Every homeschool needs paper. I like to buy mine from Staples. The writing paper is the smoothest around and they carry poster size in “bulk”.

  • Spiral Notebooks– both college and wide ruled. We use them mainly for Life of Fred math, but one never knows when it’s time to start planning the next project and a spiral notebook is the place to begin! I like the smooth writing surface on the Staples brand notebooks.
  • Loose Leaf Paper– We have stacks and stacks of the Staples brand. I stocked up last year during back to school time.
  • Engineering Paper– Ethan uses this for his math. He’s used it for years and I think Calculus is going to look pretty good on it this year! He’ll be the only writer around well versed in the use of engineering paper.
  • Poster Board– Plain white poster board is great for presentations and anything else you want on large sized card stock paper.
  • Butcher Paper– We’ve had a roll of butcher paper since our nearly 16yo was a toddler. Great for projects of all kinds, you cannot go wrong with this.
  • Watercolor Paper– Rebecca insisted I add this one to the list. It is essential for her projects.
  • Drawing Paper– I like a 50lb weight in this and the butcher paper just so it can handle wet and dry media.
  • Card Stock– plain white and colored are used all the time here.

Blog, She Wrote: Must Have Supplies for an Authentic Project Based Homeschool

Must Have Adhesives for a Project Based Homeschool

From time to time we need to stick things together. The right adhesive for the job depends on the job! You’ll always find these in our cabinet:

  • Glue Sticks– a perennial favorite of most households, these cut down on the mess. You have to apply plenty or things will come apart and though it’s fun to be prepared, these will dry up. So go easy on the purchasing in bulk!
  • Clear Glue– We use this in craft projects and Rebecca uses it in her flower pressing activities.
  • Glitter Glue– Every now and then it’s fun to have some bling when you stick things together. I like to use this as a glaze on the top for a hint of sparkle.
  • Double Sided Tape– Other than the cost, double sided tape is far superior to glue sticks. This is probably why our glue sticks last so long now.
  • Craft Glue– Stronger than most glues, you can hold items together longer, but it takes time to dry
  • Glue Gun– Rebecca is fond of her low temp glue gun. Even the dollar store variety will do. Just don’t forget to unplug it! The advantage of a glue gun is the instant hold. Can’t beat it!
  • Rubber Cement– This is an oldie but goodie. The hold is quick and there is little mess or bubbling.
  • ModPodge– Who doesn’t love this stuff? We often like to use this glaze on our finished projects for an extra layer and finished look.

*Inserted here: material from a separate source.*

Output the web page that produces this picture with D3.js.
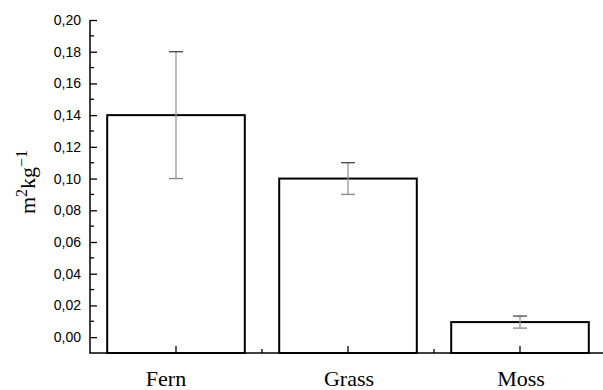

Blog, She Wrote: Must Have Supplies for an Authentic Project Based Homeschool

Must Have Planning Tools for Our Homeschool

Many people have a favorite planning tool. Most folks fall into the category of having found the perfect planner or they are constantly on the search for one. Several years ago, I stopped chasing planners and I started using a plain paper notebook. The first year it was a plain store bought spiral. After that, I made my own using my favorite notebook paper and a Pro Click Binder.

  • Spiral Planner– Made by binding loose leaf paper with my ProClick Binder. In the front I have the Individualized Home Instruction Plan (IHIP) for each student. I’m required to prepare one for NY State and it makes sense to remember our goals along the way. The open format of the blank notebook page makes it easy to jot notes and other information. I don’t have to worry about using too much space on any one day. It’s freeing!
  • Student Planners– Or, if you prefer, student assignment books. I’ve tried several formats for these as well including electronic ones. After being there and back again, I’m sticking with a hand written list. The time for maintenance on the online planners (and I’ve tried them all) is too great for me. I need to spend that time on working with my students.

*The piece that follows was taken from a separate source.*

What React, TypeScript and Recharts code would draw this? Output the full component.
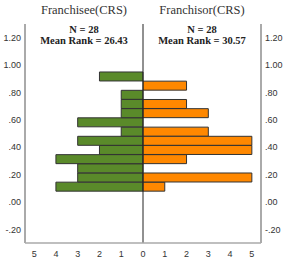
import React from 'react';
import {
  BarChart,
  Bar,
  XAxis,
  YAxis,
  ReferenceLine,
} from 'recharts';

// bin midpoints (CRS value), bottom to top
const bins = [0.111, 0.178, 0.245, 0.312, 0.379, 0.446, 0.513, 0.581, 0.648, 0.715, 0.782, 0.849, 0.916];
// frequencies per bin
const franchisee = [4, 3, 3, 4, 2, 3, 1, 3, 1, 1, 1, 0, 2];
const franchisor = [1, 5, 0, 2, 5, 5, 3, 0, 3, 2, 0, 2, 0];

const yTicks = [-0.2, 0, 0.2, 0.4, 0.6, 0.8, 1.0, 1.2];
const xTicks = [-5, -4, -3, -2, -1, 0, 1, 2, 3, 4, 5];
const xMax = 5.42;

const groups = [
  { name: 'Franchisee(CRS)', n: 28, meanRank: '26.43', x: 84 },
  { name: 'Franchisor(CRS)', n: 28, meanRank: '30.57', x: 202 },
];

// SPSS style: ".80", "-.20", "1.20"
const fmtY = (v: number) => v.toFixed(2).replace(/^(-?)0\./, '$1.');

const data = bins.map((b, i) => ({
  bin: b,
  left: -franchisee[i],
  right: franchisor[i],
}));

const serif = '"Liberation Serif", "DejaVu Serif", serif';
const sans = '"Liberation Sans", Arial, sans-serif';

export default function App() {
  return (
    <div style={{ position: 'fixed', left: 0, top: 0, width: 283, height: 261, background: '#fff' }}>
      <BarChart
        width={283}
        height={261}
        data={data}
        layout="vertical"
        stackOffset="sign"
        barCategoryGap={0}
        margin={{ top: 24, right: 0, bottom: 0, left: 0 }}
      >
        <XAxis
          type="number"
          domain={[-xMax, xMax]}
          ticks={xTicks}
          allowDataOverflow
          tickFormatter={(v: number) => String(Math.abs(v))}
          tick={{ fill: '#333', fontSize: 9, fontFamily: sans }}
          tickLine={false}
          axisLine={{ stroke: '#aaa', strokeWidth: 1.5 }}
          height={18}
        />
        <YAxis
          yAxisId="left"
          type="number"
          dataKey="bin"
          reversed
          domain={[-0.3, 1.3]}
          ticks={yTicks}
          allowDataOverflow
          tickFormatter={fmtY}
          tick={{ fill: '#333', fontSize: 9, fontFamily: sans }}
          tickLine={false}
          tickSize={2}
          tickMargin={2}
          axisLine={{ stroke: '#aaa', strokeWidth: 2 }}
          width={25}
        />
        <YAxis
          yAxisId="right"
          orientation="right"
          type="number"
          dataKey="bin"
          reversed
          domain={[-0.3, 1.3]}
          ticks={yTicks}
          allowDataOverflow
          tickFormatter={fmtY}
          tick={{ fill: '#333', fontSize: 9, fontFamily: sans, textAnchor: 'start' }}
          tickLine={false}
          tickSize={2}
          tickMargin={2}
          axisLine={{ stroke: '#aaa', strokeWidth: 2 }}
          width={22}
        />
        <Bar
          yAxisId="left"
          dataKey="left"
          stackId="s"
          fill="#5a8a2a"
          stroke="#333"
          strokeWidth={1}
          isAnimationActive={false}
        />
        <Bar
          yAxisId="left"
          dataKey="right"
          stackId="s"
          fill="#ff8800"
          stroke="#333"
          strokeWidth={1}
          isAnimationActive={false}
        />
        <ReferenceLine yAxisId="left" x={0} stroke="#222" strokeWidth={1} />
        {groups.map((g) => (
          <g key={g.name}>
            <text x={g.x} y={14} textAnchor="middle" fontFamily={serif} fontSize={12.5} fill="#333">
              {g.name}
            </text>
            <text x={g.x} y={33} textAnchor="middle" fontFamily={serif} fontSize={10.5} fontWeight="bold" fill="#222">
              {`N = ${g.n}`}
            </text>
            <text x={g.x} y={44} textAnchor="middle" fontFamily={serif} fontSize={10.5} fontWeight="bold" fill="#222">
              {`Mean Rank = ${g.meanRank}`}
            </text>
          </g>
        ))}
      </BarChart>
    </div>
  );
}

Blog, She Wrote: How to Homeschool with a Kindle

Must Have Technology in Our Homeschool

It goes without saying that we take advantage of technology in our homeschool. Your list of “must haves” here may be different than ours, but these are items we make regular use of.

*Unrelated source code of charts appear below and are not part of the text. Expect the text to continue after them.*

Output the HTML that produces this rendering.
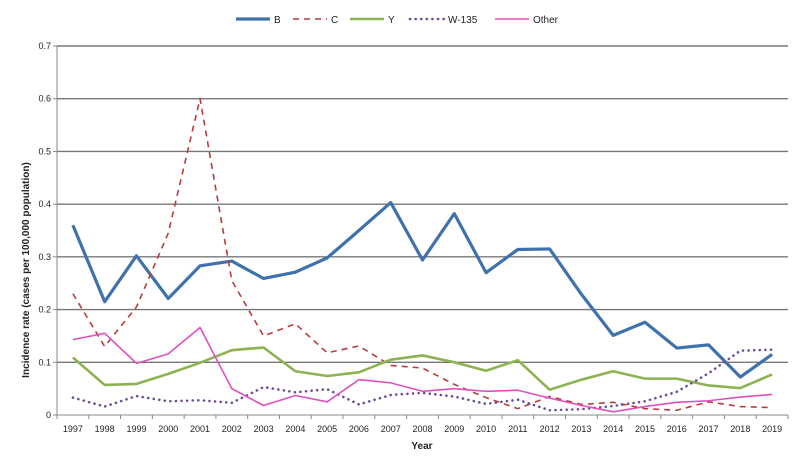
<!DOCTYPE html>
<html><head><meta charset="utf-8"><style>
body{margin:0;background:#fff;font-family:"Liberation Sans",sans-serif}
</style></head><body>
<svg id="chart" width="800" height="470" xmlns="http://www.w3.org/2000/svg"></svg>
<script>
const years=["1997","1998","1999","2000","2001","2002","2003","2004","2005","2006","2007","2008","2009","2010","2011","2012","2013","2014","2015","2016","2017","2018","2019"];
const serB=[.36,.215,.302,.221,.283,.292,.259,.271,.298,.35,.403,.294,.382,.27,.314,.315,.229,.151,.176,.127,.133,.072,.115];
const serC=[.23,.13,.205,.345,.6,.255,.15,.173,.118,.131,.094,.089,.058,.033,.012,.035,.02,.024,.012,.009,.025,.016,.014];
const serY=[.109,.057,.059,.078,.099,.123,.128,.083,.074,.081,.105,.113,.1,.084,.104,.048,.067,.083,.069,.069,.056,.051,.077];
const serW=[.033,.016,.036,.026,.028,.023,.053,.043,.049,.02,.038,.042,.035,.021,.029,.009,.011,.017,.026,.044,.079,.122,.124];
const serOther=[.143,.155,.098,.116,.166,.05,.018,.037,.025,.067,.061,.045,.05,.045,.047,.032,.018,.006,.016,.024,.027,.034,.039];
const yTicks=[0,0.1,0.2,0.3,0.4,0.5,0.6,0.7];
const seriesNames=["B","C","Y","W-135","Other"];

const svg=document.getElementById('chart');
const NS="http://www.w3.org/2000/svg";
const L=57,R=788,T=46,B=415;
const bw=(R-L)/years.length;
const x=i=>L+bw*(i+0.5);
const y=v=>B-(v/0.7)*(B-T);
function mk(tag,attrs,parent){const e=document.createElementNS(NS,tag);for(const k in attrs)e.setAttribute(k,attrs[k]);(parent||svg).appendChild(e);return e;}

yTicks.forEach(t=>{
  const g=mk('line',{x1:L,x2:R,y1:y(t),y2:y(t),stroke:t===0?'#888':'#777','stroke-width':t===0?1:1.4});
  
  
  const tx=mk('text',{x:L-6,y:y(t)+3,'text-anchor':'end','font-size':9,fill:'#222'});
  tx.textContent=String(t);
  
  
  mk('line',{x1:L-4,x2:L,y1:y(t),y2:y(t),stroke:'#888'});
});
mk('line',{x1:L,x2:L,y1:T,y2:B,stroke:'#888'});
for(let i=0;i<=years.length;i++){mk('line',{x1:L+bw*i,x2:L+bw*i,y1:B,y2:B+4,stroke:'#888'});}
years.forEach((yr,i)=>{
  const tx=mk('text',{x:x(i),y:B+17,'text-anchor':'middle','font-size':9,fill:'#222'});
  tx.textContent=yr;
  
  
});
const xt=mk('text',{x:422,y:449,'text-anchor':'middle','font-size':10,'font-weight':'bold',fill:'#222'});
xt.textContent='Year';


const yt=mk('text',{x:0,y:0,'text-anchor':'middle','font-size':10,'font-weight':'bold',fill:'#222',transform:'translate(29,270) rotate(-90)'});
yt.textContent='Incidence rate (cases per 100,000 population)';



const styles=[
 {d:serB,c:'#3f72ad',w:3.2,da:''},
 {d:serC,c:'#b83c3a',w:1.6,da:'6,5'},
 {d:serY,c:'#8db350',w:2.6,da:''},
 {d:serW,c:'#6b4e96',w:2.6,da:'0.1,5.5',cap:'round'},
 {d:serOther,c:'#e050c0',w:1.6,da:''}
];
styles.forEach((s,k)=>{
  const p=mk('polyline',{points:s.d.map((v,i)=>x(i)+','+y(v)).join(' '),fill:'none',stroke:s.c,'stroke-width':s.w,'stroke-dasharray':s.da,'stroke-linecap':s.cap||'butt','stroke-linejoin':'round'});
  
  
});
const legX=[236,293,350,410,495];
styles.forEach((s,k)=>{
  const g=mk('g',{});
  
  
  mk('line',{x1:legX[k],x2:legX[k]+34,y1:19,y2:19,stroke:s.c,'stroke-width':s.w,'stroke-dasharray':s.da,'stroke-linecap':s.cap||'butt'},g);
  const t=mk('text',{x:legX[k]+38,y:23,'font-size':10,fill:'#222'},g);
  t.textContent=seriesNames[k];
});
</script>
</body></html>
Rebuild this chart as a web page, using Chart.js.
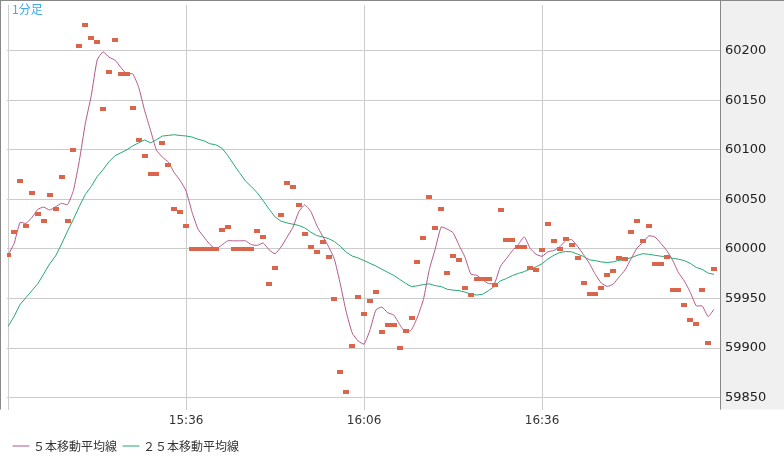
<!DOCTYPE html>
<html>
<head>
<meta charset="utf-8">
<script src="https://cdn.jsdelivr.net/npm/chart.js@4"></script>
<style>
  html, body { margin: 0; padding: 0; background: #fff; }
  #wrap { width: 784px; height: 462px; position: relative; }
</style>
</head>
<body>
<div id="wrap"><canvas id="c" width="784" height="462"></canvas></div>
<script>
// 1-minute closes, starting 15:06
const closes = [
  59994, 60017, 60069, 60023, 60056, 60035, 60028, 60054, 60040, 60073,
  60028, 60100, 60205, 60226, 60213, 60209, 60141, 60178, 60211, 60176,
  60176, 60142, 60110, 60094, 60076, 60076, 60107, 60085, 60040, 60037,
  60023, 60000, 60000, 60000, 60000, 60000, 60019, 60022, 60000, 60000,
  60000, 60000, 60018, 60012, 59965, 59981, 60034, 60067, 60062, 60044,
  60015, 60002, 59997, 60007, 59992, 59950, 59876, 59856, 59902, 59952,
  59934, 59948, 59957, 59916, 59923, 59923, 59900, 59917, 59930, 59987,
  60011, 60052, 60021, 60040, 59976, 59993, 59989, 59961, 59954, 59970,
  59970, 59970, 59964, 60039, 60009, 60009, 60002, 60002, 59981, 59979,
  59999, 60025, 60008, 60000, 60010, 60004, 59991, 59966, 59955, 59955,
  59961, 59974, 59978, 59991, 59990, 60017, 60028, 60008, 60023, 59985,
  59985, 59992, 59959, 59959, 59943, 59928, 59924, 59959, 59905, 59980
];
// 25-period MA as shown for the first bars (history before the window)
const ma25Head = [
  59922, 59932, 59944, 59951, 59958, 59965, 59975, 59985, 59993, 60005,
  60018, 60030, 60043, 60055, 60063, 60073, 60080, 60088, 60094, 60097,
  60100, 60104, 60107, 60110
];
const startMinute = 15 * 60 + 6;
const yTicks = [59850, 59900, 59950, 60000, 60050, 60100, 60150, 60200];

function movingAvg(arr, n, head) {
  return arr.map((v, i) => {
    if (head && i < head.length) return head[i];
    const s = arr.slice(Math.max(0, i - n + 1), i + 1);
    return s.reduce((a, b) => a + b, 0) / s.length;
  });
}
function hhmm(t) {
  return `${Math.floor(t / 60)}:${String(t % 60).padStart(2, "0")}`;
}

const ma5 = movingAvg(closes, 5);
const ma25 = movingAvg(closes, 25, ma25Head);
const pts = (arr) => arr.map((v, i) => ({ x: i, y: v }));

const dash = document.createElement("canvas");
dash.width = 6; dash.height = 4;
const dctx = dash.getContext("2d");
dctx.fillStyle = "#d9654a";
dctx.fillRect(0, 0, 6, 4);

const framePlugin = {
  id: "frame",
  beforeDraw(chart) {
    const { ctx, chartArea: a } = chart;
    ctx.save();
    ctx.fillStyle = "#f0f0f0";
    ctx.fillRect(a.right, 0, chart.width - a.right, a.bottom);
    ctx.restore();
  },
  afterDraw(chart) {
    const { ctx, chartArea: a } = chart;
    ctx.save();
    ctx.strokeStyle = "#888";
    ctx.lineWidth = 1;
    ctx.beginPath();
    ctx.moveTo(a.right + 0.5, 0);
    ctx.lineTo(a.right + 0.5, a.bottom);
    ctx.moveTo(0.5, 0);
    ctx.lineTo(0.5, a.bottom);
    ctx.moveTo(0, 0.5);
    ctx.lineTo(chart.width, 0.5);
    ctx.stroke();
    ctx.fillStyle = "#3fa9f5";
    ctx.font = "12px 'Noto Sans CJK JP'";
    ctx.textBaseline = "top";
    ctx.fillText("1分足", 12, 3);
    ctx.restore();
  }
};

new Chart(document.getElementById("c").getContext("2d"), {
  type: "line",
  data: {
    datasets: [
      { label: "５本移動平均線", data: pts(ma5), borderColor: "#b0588a", borderWidth: 1, pointRadius: 0, tension: 0.15, order: 1 },
      { label: "２５本移動平均線", data: pts(ma25), borderColor: "#27a873", borderWidth: 1, pointRadius: 0, tension: 0, order: 2 },
      { label: "close", data: pts(closes), showLine: false, pointStyle: dash, pointRadius: 3, order: 0 }
    ]
  },
  options: {
    responsive: false,
    animation: false,
    layout: { padding: { left: 7, top: 0, right: 0, bottom: 0 } },
    scales: {
      x: {
        type: "linear", min: -0.2, max: 120,
        afterBuildTicks: (s) => { s.ticks = [0, 30, 60, 90].map(v => ({ value: v })); },
        ticks: { callback: (v) => v === 0 ? "" : hhmm(startMinute + v), color: "#333", font: { family: "DejaVu Sans", size: 12 }, maxRotation: 0, padding: 4 },
        grid: { color: "#cccccc", drawTicks: false },
        border: { display: false }
      },
      y: {
        position: "right", min: 59838, max: 60246,
        afterBuildTicks: (s) => { s.ticks = yTicks.map(v => ({ value: v })); },
        afterFit: (s) => { s.width = 64; s.paddingTop = 0; s.paddingBottom = 0; },
        ticks: { callback: (v) => String(v), color: "#222", font: { family: "DejaVu Sans", size: 13 }, padding: 5 },
        grid: { color: "#cccccc", drawTicks: false },
        border: { display: false }
      }
    },
    plugins: {
      tooltip: { enabled: false },
      legend: {
        position: "bottom", align: "start",
        labels: {
          filter: (item) => item.text !== "close",
          usePointStyle: true, pointStyle: "line", boxWidth: 22,
          color: "#333", font: { family: "Noto Sans CJK JP", size: 12 }, padding: 8
        }
      }
    }
  },
  plugins: [framePlugin]
});
</script>
</body>
</html>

  • Printer– Now that our kids are older, we don’t actually use the printer as much as we did when we were printing handwriting practice and other notebooking doodads. However, we still use it frequently. Our current model is the Canon MX922.
  • Desktop Computers– Highly recommended still if you have a lot of people sharing a computer. If you only have one, make it one that will stand up to many users.
  • Laptops– We have two that the kids use which are older models and have a limited life expectancy. Multiple machines are important when you have four kids using them to write papers and do research. To be sure, we have a lot of books, but finding relevant information can be just a few clicks away using the internet.
  • LEGO Mindstorms– We are having trouble with our NXT brick, so we may have to upgrade to the EV3 but we remain hopeful that Dan can Frankestein several of the ones we have into one working brick. We use these for programming and engineering work.
  • Kindles– Both the eReader and tablet models. These are invaluable to our homeschool days. Click on the picture below to learn all the ways we make use of these during our school days.

Blog, She Wrote: Essential Elements of a Home Learning Environment

Must Have Storage for Homeschool Project Supplies

So, where does all this stuff go? We have a variety of places where we keep our many supplies.

  • Essential Elements of a Home Learning Environment– This is the perfect post to tell you where you’d find all these items in our homeschool.
  • School Cabinet {Supply Central}– A look inside our early American cabinet. The perfect home for many of these supplies.
  • Project Workspace– Each of our kids has his/her own project space and they keep supplies on hand their for the work they are doing. Some of the work requires more than just these basics sorts of supplies, but we keep everything available so it’s easy to work with when it’s time.

While these are many of the items we keep on hand for general school and project time, it does not include art supplies. Even before we knew for sure we had an artist in residence, we had a lot of art supplies. I think these deserve their own post.

What are your favorite supplies for homeschooling?